What if the cheapest upfront quote for your average home solar system actually costs you $12,000 more over 25 years — in fire risk mitigation, insurance surcharges, grid instability penalties, and premature replacement? That’s not hypothetical. It’s what happens when safety, code compliance, and next-generation standards are treated as optional add-ons instead of non-negotiable foundations.

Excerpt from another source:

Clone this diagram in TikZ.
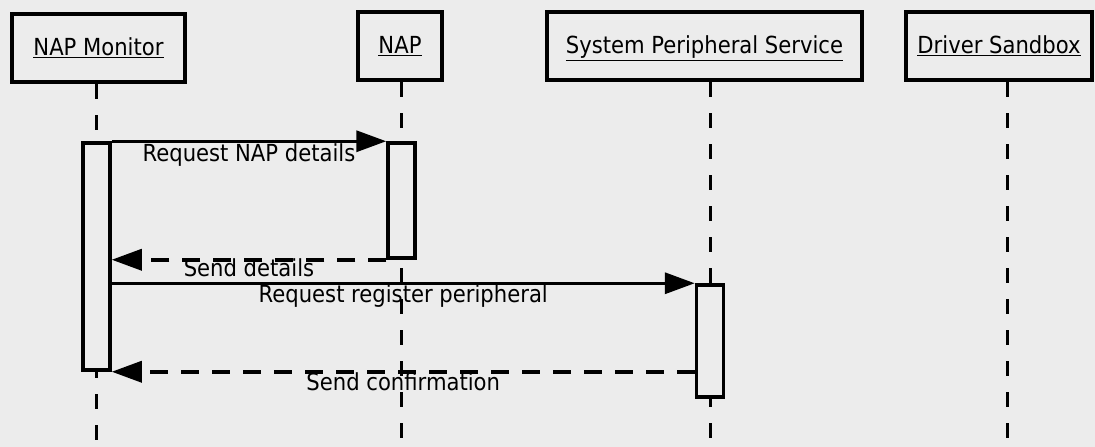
\documentclass[tikz,border=0pt]{standalone}
\usepackage{fontspec}
\setsansfont{DejaVu Sans Condensed}
\usepackage{tikz}
\usetikzlibrary{arrows.meta,positioning,calc}
\definecolor{scanGray}{HTML}{ECECEC}

\begin{document}
\begin{tikzpicture}[x=1pt,y=-1pt,font=\sffamily\fontsize{23.5}{26}\selectfont,>={Triangle[length=30pt,width=21pt]},
  actor/.style={draw,line width=4.5pt,minimum height=68pt,inner sep=0pt,text depth=2pt},
  act/.style={draw,line width=3.5pt,fill=scanGray,minimum width=27pt,inner sep=0pt},
  life/.style={line width=3pt,dash pattern=on 15pt off 16pt},
  msg/.style={line width=3.5pt,->},
  reply/.style={msg,dash pattern=on 18pt off 13pt},
  lbl/.style={font=\sffamily\fontsize{23.5}{26}\selectfont,inner sep=0pt,text height=15pt,text depth=5pt}]
  \path[use as bounding box,fill=scanGray] (0,0) rectangle (1095,447);
  % lifeline heads
  \node[actor,minimum width=173pt] (mon) at (98.5,48) {\underline{NAP Monitor}};
  \node[actor,minimum width=84pt] (nap) at (400,46) {\underline{NAP}};
  \node[actor,minimum width=315pt] (sps) at (704.5,46) {\underline{System Peripheral Service}};
  \node[actor,minimum width=186pt] (ds) at (999,46) {\underline{Driver Sandbox}};
  \coordinate (bot) at (0,450);
  \coordinate (dsLine) at (1007,450);
  % activations (positions only, drawn after the lifelines)
  \path (96.5,143) coordinate (monTop) (96.5,370) coordinate (monBot)
        (401.5,143) coordinate (napTop) (401.5,258) coordinate (napBot)
        (710,285) coordinate (spsTop) (710,397) coordinate (spsBot);
  \draw[life] (mon.south -| monTop) -- (monTop |- bot);
  \draw[life] (nap.south -| napTop) -- (napTop |- bot);
  \draw[life] (sps.south -| spsTop) -- (spsTop |- bot);
  \draw[life] (ds.south -| dsLine) -- (dsLine);
  \node[act,minimum height=227pt] (monAct) at ($(monTop)!.5!(monBot)$) {};
  \node[act,minimum height=115pt] (napAct) at ($(napTop)!.5!(napBot)$) {};
  \node[act,minimum height=112pt] (spsAct) at ($(spsTop)!.5!(spsBot)$) {};
  % messages
  \draw[msg] (monAct.north east) -- node[lbl,below=3pt]{Request NAP details} (napAct.north west);
  \draw[reply] (napAct.south west) -- node[lbl,below=0pt]{Send details} (monAct.east |- napAct.south);
  \draw[msg] (monAct.east |- spsAct.north) -- node[lbl,below=2pt]{Request register peripheral} (spsAct.north west);
  \draw[reply] (spsAct.west |- monAct.south) -- node[lbl,below=2pt]{Send confirmation} (monAct.south east);
\end{tikzpicture}
\end{document}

Why Compliance Isn’t Red Tape — It’s Your System’s Lifeline

In the fast-evolving world of distributed energy, an average home solar system isn’t just panels on a roof anymore. It’s a tightly integrated node in a smart, bidirectional grid — one that must communicate with utility inverters, respond to rapid voltage fluctuations, and shut down safely during wildfires or blackouts. Cutting corners on standards doesn’t save money. It transfers risk — to your family, your insurer, your neighbors, and the grid itself.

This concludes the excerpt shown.